* [Information supplied]:
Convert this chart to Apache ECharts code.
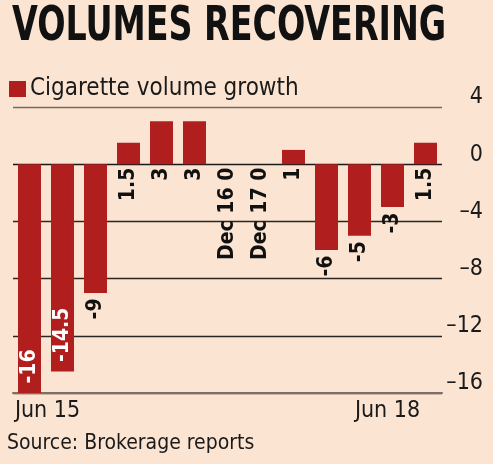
<!DOCTYPE html>
<html><head><meta charset="utf-8">
<script src="https://cdn.jsdelivr.net/npm/echarts@6/dist/echarts.min.js"></script>
<style>html,body{margin:0;padding:0;background:#fbe4d2;}#c{width:493px;height:464px;}</style>
</head><body><div id="c"></div>
<script>
const periods = ['Jun 15','Sep 15','Dec 15','Mar 16','Jun 16','Sep 16','Dec 16','Mar 17','Jun 17','Sep 17','Dec 17','Mar 18','Jun 18'];
const xTickLabels = ['Jun 15','','','','','','','','','','','','Jun 18'];
const growth = [-16, -14.5, -9, 1.5, 3, 3, 0, 0, 1, -6, -5, -3, 1.5];
const barLabels = ['-16','-14.5','-9','1.5','3','3','Dec 16 0','Dec 17 0','1','-6','-5','-3','1.5'];
const yTicks = [4, 0, -4, -8, -12, -16];

const NARROW = '"Liberation Sans Narrow","DejaVu Sans Condensed","Roboto Condensed",Roboto,sans-serif';
const LABELF = '"DejaVu Sans Condensed","DejaVu Sans",sans-serif';
const RED = '#b01f1d';

const labelData = growth.map((v, i) => {
  const inside = v <= -14;
  const outsideNeg = v < 0 && !inside;
  return {
    value: [i, Math.min(v, 0)],
    label: {
      show: true,
      formatter: barLabels[i],
      rotate: 90,
      position: inside ? 'top' : 'bottom',
      distance: inside ? 9 : (outsideNeg ? 5 : 3),
      align: inside ? 'left' : 'right',
      verticalAlign: 'middle',
      color: inside ? '#ffffff' : '#111111',
      fontFamily: LABELF,
      fontSize: 21,
      fontWeight: 'bold'
    }
  };
});

const chart = echarts.init(document.getElementById('c'));
chart.setOption({
  backgroundColor: '#fbe4d2',
  animation: false,
  title: [
    { text: 'Source: Brokerage reports', left: 2, top: 428,
      textStyle: { fontFamily: NARROW, fontSize: 21, fontWeight: 'normal', color: '#1a1a1a' } }
  ],
  graphic: [
    { type: 'text', x: 12, y: 4, scaleX: 0.772, silent: true,
      style: { text: 'VOLUMES RECOVERING', fontFamily: NARROW, fontSize: 48, fontWeight: 'bold',
               fill: '#111', align: 'left', verticalAlign: 'top' } }
  ],
  legend: {
    left: 4, top: 72, icon: 'rect', itemWidth: 17, itemHeight: 16, itemGap: 6,
    textStyle: { fontFamily: NARROW, fontSize: 24, color: '#1a1a1a', padding: [0,0,0,-1] },
    data: ['Cigarette volume growth']
  },
  grid: { left: 13, right: 51, top: 107, bottom: 71, containLabel: false },
  xAxis: {
    type: 'category', data: periods,
    axisLine: { onZero: false, lineStyle: { color: '#7d6f66', width: 2 } },
    axisTick: { show: false },
    axisLabel: {
      interval: 0, margin: 7,
      formatter: (val, idx) => {
        const t = xTickLabels[idx];
        if (!t) return '';
        return idx === 0 ? '{a|' + t + '}' : '{b|' + t + '}';
      },
      rich: {
        a: { fontFamily: NARROW, fontSize: 23, color: '#1a1a1a', padding: [0,0,0,36] },
        b: { fontFamily: NARROW, fontSize: 23, color: '#1a1a1a', padding: [0,76,0,0] }
      }
    }
  },
  yAxis: {
    type: 'value', position: 'right', min: -16, max: 4, interval: 4,
    axisLine: { show: false }, axisTick: { show: false },
    splitLine: { show: true, lineStyle: {
      color: ['#3b302a','#2b2522','#2b2522','#2b2522','#1a1a1a','#7a6a5e'], width: 1.3 } },
    axisLabel: {
      align: 'right', margin: 41, verticalAlign: 'bottom', lineHeight: 19,
      fontFamily: NARROW, fontSize: 23, color: '#1a1a1a',
      formatter: v => yTicks.includes(v) ? String(v).replace('-', '\u2013') : ''
    }
  },
  series: [
    { name: 'Cigarette volume growth', type: 'bar', data: growth, barWidth: 23,
      itemStyle: { color: RED } },
    { name: 'labels', type: 'scatter', data: labelData, symbolSize: 1, silent: true, z: 5,
      itemStyle: { color: 'rgba(0,0,0,0)', opacity: 1 } }
  ]
});
</script></body></html>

* [Given request]: Leave out any pictures, please, and quote only the lines from the top of the data through the line that contains "const RED = '#b01f1d';".

* [Exercise result]:
Convert this chart to Apache ECharts code.
<!DOCTYPE html>
<html><head><meta charset="utf-8">
<script src="https://cdn.jsdelivr.net/npm/echarts@6/dist/echarts.min.js"></script>
<style>html,body{margin:0;padding:0;background:#fbe4d2;}#c{width:493px;height:464px;}</style>
</head><body><div id="c"></div>
<script>
const periods = ['Jun 15','Sep 15','Dec 15','Mar 16','Jun 16','Sep 16','Dec 16','Mar 17','Jun 17','Sep 17','Dec 17','Mar 18','Jun 18'];
const xTickLabels = ['Jun 15','','','','','','','','','','','','Jun 18'];
const growth = [-16, -14.5, -9, 1.5, 3, 3, 0, 0, 1, -6, -5, -3, 1.5];
const barLabels = ['-16','-14.5','-9','1.5','3','3','Dec 16 0','Dec 17 0','1','-6','-5','-3','1.5'];
const yTicks = [4, 0, -4, -8, -12, -16];

const NARROW = '"Liberation Sans Narrow","DejaVu Sans Condensed","Roboto Condensed",Roboto,sans-serif';
const LABELF = '"DejaVu Sans Condensed","DejaVu Sans",sans-serif';
const RED = '#b01f1d';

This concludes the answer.